Upon returning from the war, Moore earned a master’s degree in social work from Atlanta University in 1951. At her first job in Louisville, Kentucky, she accepted both Black and white clients. With a specialty in child welfare, she joined the staff at the Children’s Aid Society in Manchester in 1959, becoming the first Black social worker in New Hampshire. She worked at the agency for twenty-two years.
Moore passed away in Portsmouth on June 26, 1993, at age 77. We remember and we salute her service to family, state, and nation.
Note: Moore’s birth year has often been incorrectly given as 1919. Multiple sources confirm she was in fact born in 1916.

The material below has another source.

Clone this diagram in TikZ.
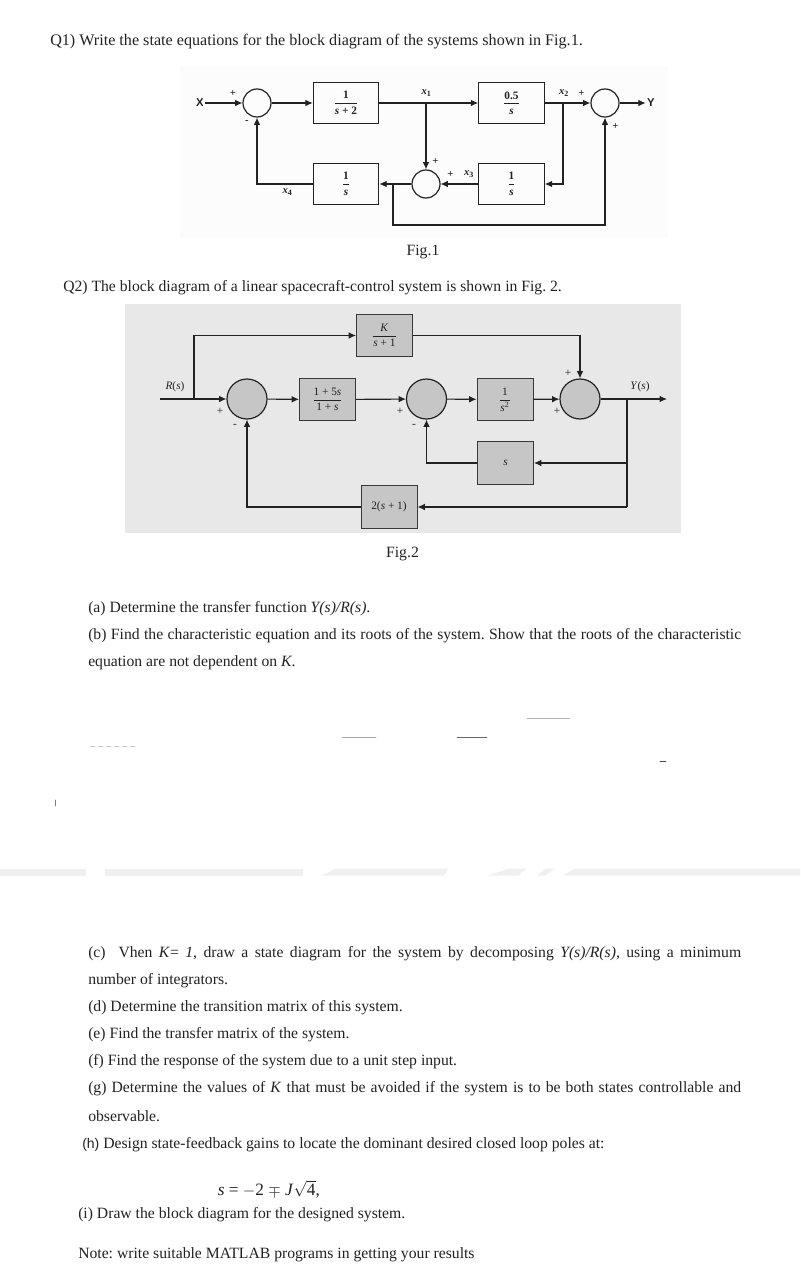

The Moore Family of Pickering Street
Doris Moore (1916–1993) was the daughter of James H. Moore, described as “a local window washer,” and Sarah Annie (Fields) Moore, both originally from North Carolina. The couple lived together in Portsmouth for more than fifty years and raised three children. Doris, the youngest, had a brother, James Robert Moore (born 1912), and a sister, Sarah Pettiford (1914–1989).
The family settled at 41 Pickering Street in the South End. They had previously rented 83 Washington Street. According to a December 9, 1926, notice in the Portsmouth Herald, the land and buildings on Pickering Street were conveyed to James H. Moore by Elmer H. Downs of North Conway. Newspaper clippings trace the children’s education, from the Puddle Dock neighborhood’s Haven School through Portsmouth High School.
For many years, the Moores attended the People’s Baptist Church on Pearl Street, where Martin Luther King Jr. preached on October 26, 1952 (the church later reorganized as New Hope Baptist Church). James Robert, Sarah, and Doris all spoke and sang regularly and were active participants in the Baptist Young People’s Union.
James Robert married Eutha Belle Hylick of Dawson, Georgia, in 1939; earned a master’s degree in education from Atlanta University in 1951; and worked as a high school principal in Georgia.
Sarah first married George Ludlow of Coronado, California, in 1935; then Henry Pettiford (1917–1994) of Portsmouth in 1941. She raised her family in the Puddle Dock neighborhood.
After Doris established her career as a social worker, she returned to New Hampshire to care for her mother. Both of her parents suffered long illnesses before dying within eight days of each other in May 1958. Doris recorded an oral history interview with Valerie Cunningham in 1990.